The first order of business for this unit will be to establish the trust of the three classes of students that will be assigned to my class. I've been told by other teachers who have either walked by my class or have done a formal observation that in my class the students seem to be a cohesive group that work well together. I think that cohesiveness grows out of a comfort level that is established by structure. Through this structure I've created a safe haven for communication. Students learn the rules and systems of the class on the first day of school and they do not change. I do not get more lenient with the rules as I gain their trust. I also learn their names on the first day of school. It makes them feel important when this person whom they've never met is referring to them specifically, speaking to them as a human being and not just another student. Early in the school year, the students and I establish a rapport and we have an unspoken rule that what happens in our class stays within our class. That doesn't mean that illegal things happen or that we break school rules. It simply means that unless they give permission, work that is created in that classroom is not shared outside of the room. The majority of the time, they are so proud of what they've created that not sharing it would be criminal in their minds. The second element of that unspoken rule is that other teachers will never be responsible for giving assignments in my class. That means I can't be absent. Of course there are times that I can't be there, but I always leave assignments in the same format that they're used to.
Experiential learning is the strategy I've learned that works the best with all writing lessons and in life. If students have the opportunity to see examples of what they're being asked to produce, it lets them know that the task can actually be done. This practice works especially well if the modeling is done during class while they watch.
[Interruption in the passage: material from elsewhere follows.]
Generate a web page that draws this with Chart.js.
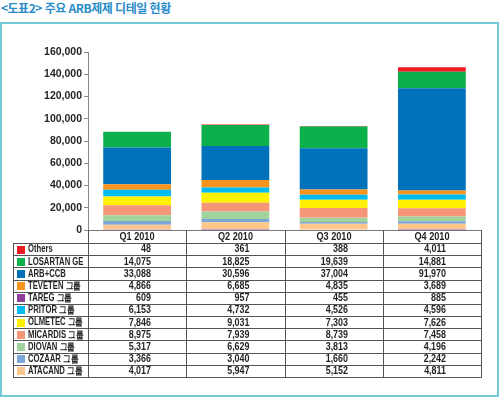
<!DOCTYPE html>
<html lang="ko">
<head>
<meta charset="utf-8">
<title>주요 ARB제제 디테일 현황</title>
<script src="https://cdn.jsdelivr.net/npm/chart.js@4/dist/chart.umd.min.js"></script>
<style>
  html, body { margin: 0; padding: 0; background: #fff; }
  #wrap { position: relative; width: 499px; height: 397px; overflow: hidden; }
  #title {
    position: absolute; left: 1px; top: 0px;
    font: bold 12px "Noto Sans CJK KR", sans-serif;
    letter-spacing: -0.5px;
    color: #2a8cc8;
    line-height: 16px;
  }
  #frame {
    position: absolute; left: 0; top: 22px; width: 495px; height: 371px;
    border: 2px solid #74c8d8;
  }
  canvas { position: absolute; left: 0; top: 0; }
</style>
</head>
<body>
<div id="wrap">
  <div id="title">&lt;도표2&gt; 주요 ARB제제 디테일 현황</div>
  <div id="frame"></div>
  <canvas id="chart" width="499" height="397"></canvas>
</div>
<script>
  // quarters
  const categories = ["Q1 2010", "Q2 2010", "Q3 2010", "Q4 2010"];

  // detailing counts per product group
  const others = [48, 361, 388, 4011];
  const losartanGe = [14075, 18825, 19639, 14881];
  const arbCcb = [33088, 30596, 37004, 91970];
  const teveten = [4866, 6685, 4835, 3689];
  const tareg = [609, 957, 455, 885];
  const pritor = [6153, 4732, 4526, 4596];
  const olmetec = [7846, 9031, 7303, 7626];
  const micardis = [8975, 7939, 8739, 7458];
  const diovan = [5317, 6629, 3813, 4196];
  const cozaar = [3366, 3040, 1660, 2242];
  const atacand = [4017, 5947, 5152, 4811];

  // y axis ticks
  const yMax = 160000;
  const yStep = 20000;

  // series, bottom of the stack first
  const series = [
    { label: "TAREG 그룹", data: tareg, color: "#8b3f96" },
    { label: "ATACAND 그룹", data: atacand, color: "#fdc68a" },
    { label: "COZAAR 그룹", data: cozaar, color: "#7da7d9" },
    { label: "DIOVAN 그룹", data: diovan, color: "#a1d39d" },
    { label: "MICARDIS 그룹", data: micardis, color: "#f69679" },
    { label: "OLMETEC 그룹", data: olmetec, color: "#fff200" },
    { label: "PRITOR 그룹", data: pritor, color: "#00bbf0" },
    { label: "TEVETEN 그룹", data: teveten, color: "#f7941d" },
    { label: "ARB+CCB", data: arbCcb, color: "#0071bb" },
    { label: "LOSARTAN GE", data: losartanGe, color: "#0db14b" },
    { label: "Others", data: others, color: "#ed1c24" },
  ];

  // row order of the data table
  const tableRows = [
    "Others", "LOSARTAN GE", "ARB+CCB", "TEVETEN 그룹", "TAREG 그룹",
    "PRITOR 그룹", "OLMETEC 그룹", "MICARDIS 그룹", "DIOVAN 그룹",
    "COZAAR 그룹", "ATACAND 그룹",
  ];

  const textFont = '"Liberation Sans", Arial, sans-serif';
  const fmt = (v) => v.toLocaleString("en-US");

  // the source uses a condensed face, so squeeze the text horizontally
  function narrowText(ctx, text, x, y, align, sx) {
    ctx.save();
    ctx.translate(x, y);
    ctx.scale(sx, 1);
    ctx.textAlign = align;
    ctx.fillText(text, 0, 0);
    ctx.restore();
  }

  const dataTable = {
    id: "dataTable",
    afterDraw(chart) {
      const ctx = chart.ctx;
      const xs = chart.scales.x;
      const area = chart.chartArea;
      const n = categories.length;

      const bounds = [area.left];
      for (let i = 1; i < n; i++) {
        bounds.push(Math.round((xs.getPixelForTick(i - 1) + xs.getPixelForTick(i)) / 2));
      }
      bounds.push(area.right);

      const top = area.bottom;
      const headBottom = 243;
      const rowH = 12.18;
      const labelLeft = 13;
      const bottom = headBottom + rowH * tableRows.length;

      ctx.save();
      ctx.lineWidth = 1;

      // header row frame
      ctx.strokeStyle = "#777";
      ctx.beginPath();
      ctx.moveTo(area.left, Math.round(top) + 0.5);
      ctx.lineTo(area.right + 0.5, Math.round(top) + 0.5);
      ctx.stroke();

      // row lines
      ctx.strokeStyle = "#555";
      ctx.beginPath();
      for (let i = 0; i <= tableRows.length; i++) {
        const y = Math.round(headBottom + i * rowH) + 0.5;
        ctx.moveTo(labelLeft, y);
        ctx.lineTo(area.right + 0.5, y);
      }
      ctx.moveTo(labelLeft + 0.5, headBottom);
      ctx.lineTo(labelLeft + 0.5, Math.round(bottom) + 0.5);
      bounds.forEach((b) => {
        ctx.moveTo(Math.round(b) + 0.5, top);
        ctx.lineTo(Math.round(b) + 0.5, Math.round(bottom) + 0.5);
      });
      ctx.stroke();

      ctx.fillStyle = "#231f20";
      ctx.textBaseline = "middle";

      // header labels
      ctx.font = "bold 10.5px " + textFont;
      categories.forEach((c, i) => {
        narrowText(ctx, c, (bounds[i] + bounds[i + 1]) / 2, (top + headBottom) / 2 + 1, "center", 0.87);
      });

      // rows
      tableRows.forEach((name, r) => {
        const s = series.find((d) => d.label === name);
        const yMid = headBottom + r * rowH + rowH / 2 + 0.5;

        ctx.fillStyle = s.color;
        ctx.fillRect(labelLeft + 4, Math.round(yMid - 4), 8, 8);

        ctx.fillStyle = "#231f20";
        ctx.font = "bold 10px " + textFont;
        narrowText(ctx, name, labelLeft + 15, yMid, "left", 0.77);

        ctx.font = "bold 10.5px " + textFont;
        s.data.forEach((v, i) => {
          narrowText(ctx, fmt(v), (bounds[i] + bounds[i + 1]) / 2 + 14, yMid, "right", 0.85);
        });
      });
      ctx.restore();
    },
  };

  new Chart(document.getElementById("chart"), {
    type: "bar",
    data: {
      labels: categories,
      datasets: series.map((s) => ({
        label: s.label,
        data: s.data,
        backgroundColor: s.color,
        borderWidth: 0,
      })),
    },
    options: {
      responsive: false,
      animation: false,
      layout: { padding: { top: 52, right: 18, bottom: 167, left: 0 } },
      datasets: { bar: { barPercentage: 0.69, categoryPercentage: 1 } },
      plugins: {
        legend: { display: false },
        tooltip: { enabled: false },
      },
      scales: {
        x: { stacked: true, display: false },
        y: {
          stacked: true,
          min: 0,
          max: yMax,
          afterFit(scale) {
            scale.width = 88;
          },
          ticks: {
            stepSize: yStep,
            padding: 2,
            color: "#231f20",
            font: { family: '"Liberation Sans", sans-serif', size: 10.5, weight: "bold" },
            callback: (v) => fmt(v),
          },
          grid: { drawOnChartArea: false, tickLength: 4, color: "#888" },
          border: { color: "#888" },
        },
      },
    },
    plugins: [dataTable],
  });
</script>
</body>
</html>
The students also read and analyze similar works completed in prior years to get ideas for their own work, although I try to steer clear of student models that might easily be duplicated.
Many of the strategies that I will use in this unit are those that I've used in prior units and are not unlike those of other teachers of the same subject matter. I have a number of ideas to help my students learn their voices using a mixture of American poets and authors. Our curriculum currently includes writing a poetry anthology. The anthology of old focused mostly on poetic devices and forms. The new anthology will focus more on the poet. While learning to identify the devices and forms will still have their place in the unit, those lessons will not govern the direction. The anthology consists of poems the students write themselves, a couple from classmates that were written during the unit, and poems they've found by published authors that they like.